Thursday, April 30, 2009

A Not So Lucky Rabbit's Foot

I was walking my dog this morning and thinking about the fact that I've been a bit negligent with the blogging. I was trying to decide what to write about because there are always a million blog topics swirling around in my brain...but the trouble with all of them is that they're kind of heavy, or involved, or something. It looked like today would be another day when I had too much to do to try to unwind any of those topics and write about them.

But walking the dog is a great time for thinking through things, which is what I was doing when I realized we'd been standing in one spot for a while. The dog was sniffing about furiously and finally I realized it might be the right time to pay attention. That's when I saw the disembodied rabbit's foot at my feet. I gave Bear a good yank and basically leapt over the foot, doing my best to drag him with me before he decided to help himself at the sidewalk buffet.

This got me thinking about the differences in what country dogs and city dogs encounter on an average walk. Fortunately, Bear is not obsessed with finding snacks when we're out and about. We can step around dead bats and birds, and rabbit legs too apparently. I appreciate this about him. Deeply.

Because when we lived in DC and later in Chicago, we had a dog who ate anything he could find. The dog was well fed, but that seemed to have no impact on his obsession with finding discarded "treats." He was like a vacuum cleaner for the city sidewalks. Half-eaten sandwiches, hot dogs, and fries were all fair game. Not to mention chicken bones. That dog could find and ingest a chicken bone faster than I can say chicken bone. Of course, none of these sidewalk delicacies could hold a candle to the time when he licked human vomit off the ground. I assure you, that little encounter resulted in my obsessive scanning of the sidewalk in front of me. It also got me wondering whether you could wash a pet's mouth out with soap, or at least some mouthwash.

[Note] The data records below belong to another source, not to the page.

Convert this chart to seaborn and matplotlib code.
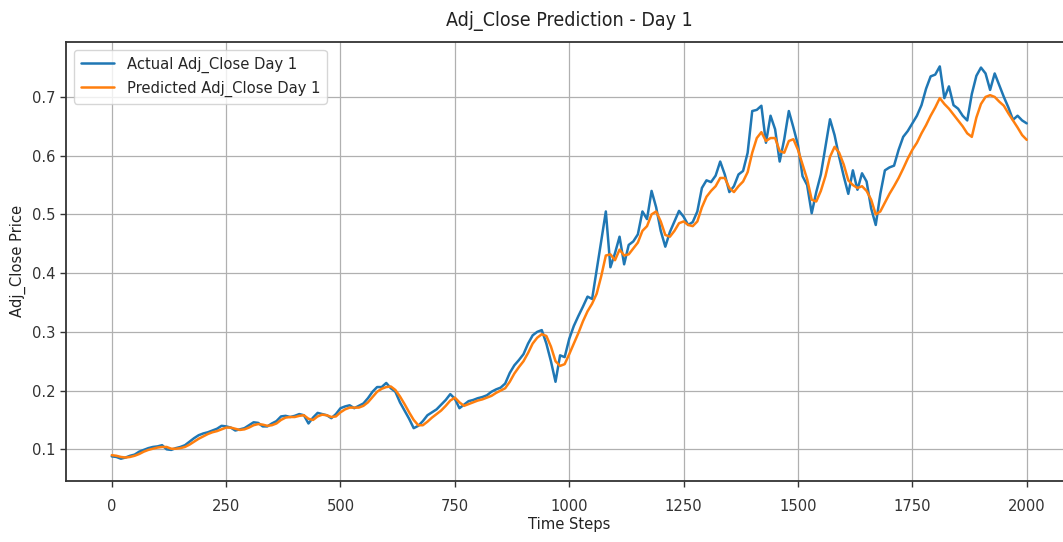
import numpy as np
import pandas as pd
import matplotlib
matplotlib.use("Agg")
import matplotlib.pyplot as plt
from matplotlib import font_manager
import seaborn as sns

# Time steps sampled every 10 steps from 0 to 2000
time_steps = np.arange(0, 2001, 10)

actual_adj_close = [
    0.088, 0.087, 0.084, 0.086, 0.089, 0.091, 0.096, 0.099, 0.102, 0.104,
    0.105, 0.107, 0.100, 0.099, 0.102, 0.104, 0.107, 0.113, 0.119, 0.124,
    0.127, 0.129, 0.132, 0.135, 0.140, 0.139, 0.137, 0.132, 0.134, 0.136,
    0.141, 0.146, 0.145, 0.139, 0.139, 0.144, 0.148, 0.156, 0.157, 0.155,
    0.157, 0.160, 0.158, 0.144, 0.154, 0.162, 0.160, 0.158, 0.153, 0.160,
    0.170, 0.173, 0.175, 0.170, 0.174, 0.178, 0.187, 0.198, 0.206, 0.206,
    0.213, 0.204, 0.198, 0.180, 0.166, 0.152, 0.136, 0.140, 0.148, 0.158,
    0.163, 0.168, 0.176, 0.184, 0.194, 0.186, 0.170, 0.176, 0.182, 0.184,
    0.187, 0.189, 0.192, 0.198, 0.202, 0.205, 0.212, 0.230, 0.243, 0.252,
    0.262, 0.280, 0.294, 0.300, 0.303, 0.280, 0.250, 0.215, 0.260, 0.257,
    0.288, 0.310, 0.327, 0.343, 0.360, 0.356, 0.405, 0.455, 0.505, 0.410,
    0.434, 0.462, 0.415, 0.448, 0.454, 0.466, 0.505, 0.492, 0.540, 0.512,
    0.472, 0.445, 0.470, 0.488, 0.506, 0.496, 0.482, 0.487, 0.505, 0.545,
    0.558, 0.555, 0.566, 0.590, 0.568, 0.538, 0.548, 0.568, 0.574, 0.605,
    0.676, 0.678, 0.685, 0.622, 0.668, 0.645, 0.590, 0.628, 0.676, 0.648,
    0.618, 0.565, 0.550, 0.502, 0.538, 0.568, 0.615, 0.662, 0.635, 0.598,
    0.565, 0.535, 0.575, 0.542, 0.570, 0.556, 0.510, 0.482, 0.535, 0.575,
    0.580, 0.583, 0.610, 0.632, 0.642, 0.655, 0.668, 0.686, 0.714, 0.735,
    0.738, 0.752, 0.698, 0.718, 0.686, 0.680, 0.668, 0.660, 0.705, 0.736,
    0.750, 0.740, 0.712, 0.740, 0.720, 0.700, 0.682, 0.661, 0.668, 0.660,
    0.655,
]

predicted_adj_close = [
    0.090, 0.089, 0.087, 0.086, 0.087, 0.089, 0.092, 0.096, 0.099, 0.101,
    0.103, 0.104, 0.104, 0.101, 0.101, 0.102, 0.104, 0.108, 0.113, 0.118,
    0.122, 0.126, 0.129, 0.131, 0.134, 0.137, 0.137, 0.135, 0.133, 0.134,
    0.137, 0.141, 0.143, 0.142, 0.140, 0.141, 0.144, 0.150, 0.154, 0.155,
    0.155, 0.157, 0.158, 0.152, 0.150, 0.156, 0.159, 0.158, 0.155, 0.156,
    0.163, 0.168, 0.171, 0.171, 0.171, 0.174, 0.180, 0.189, 0.198, 0.203,
    0.206, 0.207, 0.201, 0.190, 0.177, 0.163, 0.150, 0.141, 0.141, 0.147,
    0.154, 0.160, 0.166, 0.174, 0.183, 0.188, 0.180, 0.174, 0.177, 0.180,
    0.183, 0.185, 0.188, 0.191, 0.196, 0.200, 0.204, 0.215, 0.229, 0.240,
    0.250, 0.264, 0.280, 0.290, 0.296, 0.293, 0.275, 0.250, 0.242, 0.245,
    0.262, 0.280, 0.298, 0.318, 0.335, 0.348, 0.365, 0.395, 0.430, 0.432,
    0.422, 0.440, 0.430, 0.432, 0.442, 0.452, 0.472, 0.480, 0.500, 0.505,
    0.488, 0.465, 0.462, 0.472, 0.485, 0.488, 0.482, 0.480, 0.488, 0.512,
    0.530, 0.540, 0.548, 0.562, 0.562, 0.545, 0.538, 0.548, 0.556, 0.572,
    0.605, 0.630, 0.640, 0.625, 0.630, 0.630, 0.608, 0.605, 0.625, 0.628,
    0.610, 0.585, 0.560, 0.525, 0.522, 0.540, 0.565, 0.598, 0.615, 0.605,
    0.585, 0.558, 0.550, 0.545, 0.548, 0.540, 0.525, 0.500, 0.505, 0.520,
    0.535, 0.548, 0.562, 0.578, 0.595, 0.610, 0.622, 0.638, 0.652, 0.668,
    0.682, 0.698, 0.688, 0.680, 0.670, 0.660, 0.650, 0.638, 0.632, 0.665,
    0.688, 0.700, 0.703, 0.700, 0.692, 0.685, 0.672, 0.660, 0.648, 0.635,
    0.627,
]

x_ticks = [0, 250, 500, 750, 1000, 1250, 1500, 1750, 2000]
y_ticks = [0.1, 0.2, 0.3, 0.4, 0.5, 0.6, 0.7]

series_names = ["Actual Adj_Close Day 1", "Predicted Adj_Close Day 1"]
series_colors = ["#1f77b4", "#ff7f0e"]

df = pd.DataFrame({
    "Time Steps": np.concatenate([time_steps, time_steps]),
    "Adj_Close Price": np.concatenate([actual_adj_close, predicted_adj_close]),
    "Series": [series_names[0]] * len(time_steps) + [series_names[1]] * len(time_steps),
})

sns.set_theme(style="ticks")
plt.rcParams["font.family"] = ["DejaVu Sans"]

# Prefer the condensed cut of DejaVu Sans when it is installed
have_condensed = any(
    f.name == "DejaVu Sans" and "condensed" in str(f.stretch)
    for f in font_manager.fontManager.ttflist
)
if have_condensed:
    plt.rcParams["font.stretch"] = "condensed"
    base_size, title_size = 11.8, 14.0
else:
    base_size, title_size = 10.5, 12.6

fig = plt.figure(figsize=(10.63, 5.42), dpi=100)
ax = fig.add_axes([0.0621, 0.1125, 0.9468, 0.8105])

sns.lineplot(
    data=df, x="Time Steps", y="Adj_Close Price", hue="Series",
    palette=series_colors, hue_order=series_names, linewidth=1.8, ax=ax,
)

ax.set_xlim(-100, 2100)
ax.set_ylim(0.046, 0.794)
ax.set_xticks(x_ticks)
ax.set_xticklabels([str(t) for t in x_ticks])
ax.set_yticks(y_ticks)
ax.set_yticklabels([f"{t:.1f}" for t in y_ticks])
ax.tick_params(axis="both", labelsize=base_size, colors="#333333", length=4, width=1)
ax.tick_params(axis="x", pad=9)
ax.grid(True, color="#b0b0b0", linewidth=0.9)

for spine in ax.spines.values():
    spine.set_color("#333333")
    spine.set_linewidth(1.3)

ax.set_title("Adj_Close Prediction - Day 1", fontsize=title_size, color="#222222", pad=11)
ax.set_xlabel("Time Steps", fontsize=base_size, color="#222222", labelpad=2)
ax.set_ylabel("Adj_Close Price", fontsize=base_size, color="#222222")

leg = ax.legend(loc="upper left", fontsize=base_size, frameon=True)
leg.set_title(None)

fig.savefig("out.png", dpi=100)
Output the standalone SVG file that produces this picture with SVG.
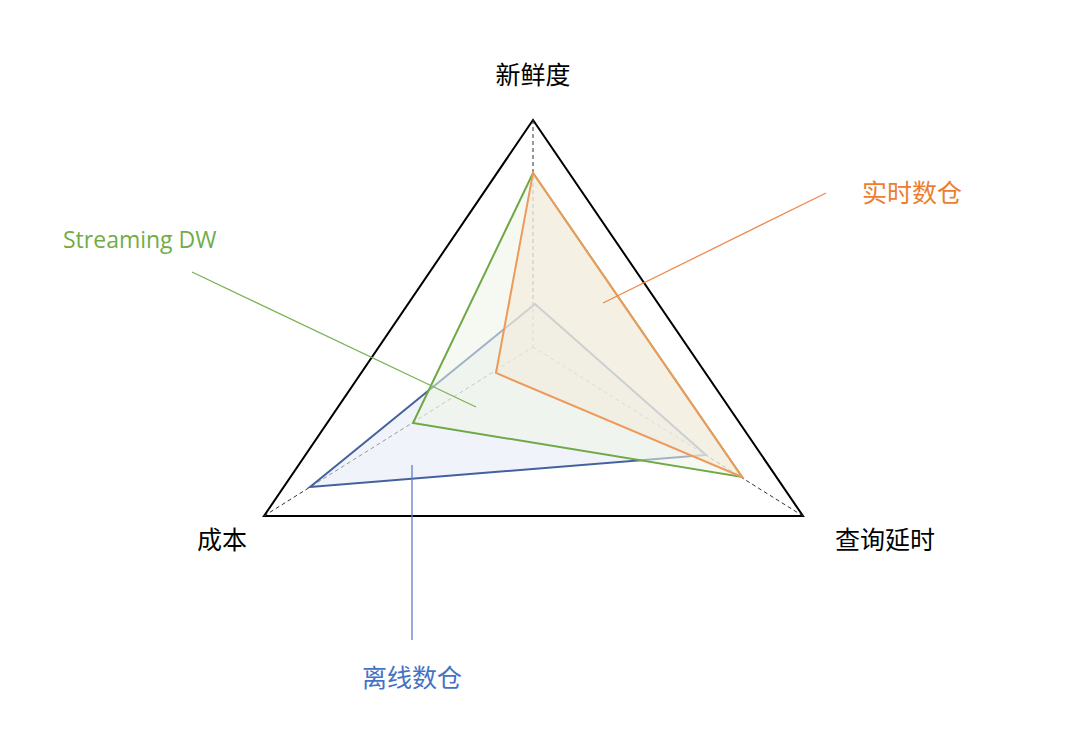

Of course, it's good to have such an orally fixated dog in front of you when you're leaving your apartment on a hot summer evening and there's a rat on the steps outside your building. Then said animal can snatch up the rat, give it a good hard shake, and kill it on the spot, saving you the horror of a giant DC rat running across your sandaled foot. Which did, in fact, happen to a friend of mine one muggy summer night in DC. Fortunately, she was a few steps ahead of me and the rat ran over her foot and not mine. I know. I'm a true friend.

The rats rule that swampy town (and no, I'm not talking about the politicians). But that makes me wonder if the overpopulation of rats in DC is one of God's little inside jokes.

2 comments:

Jessica said...

lol, about the rats in DC!

And I remember our dogs dragging home all sorts of things when I lived with my parents. I think the worst thing we ever got was a decapitated owl head that had been perfectly sliced off clean.

It was really creepy because my pop said it might mean there was some occult practices nearby...I spent many a time wondering where, exactly, the occult practices were being practiced and hoping me and my brothers would not run across it in any of our sojourns.

YIKES!

Nina said...

Yikes is right! Why did he tell you that?

Last week we saw a hawk standing in our yard; it had something in its mouth, which we figured was a mouse. The next day, the boys found a decapitated bird in that spot. So I'd like to think that you had an enormous hawk engaged in owl decapitation on your property.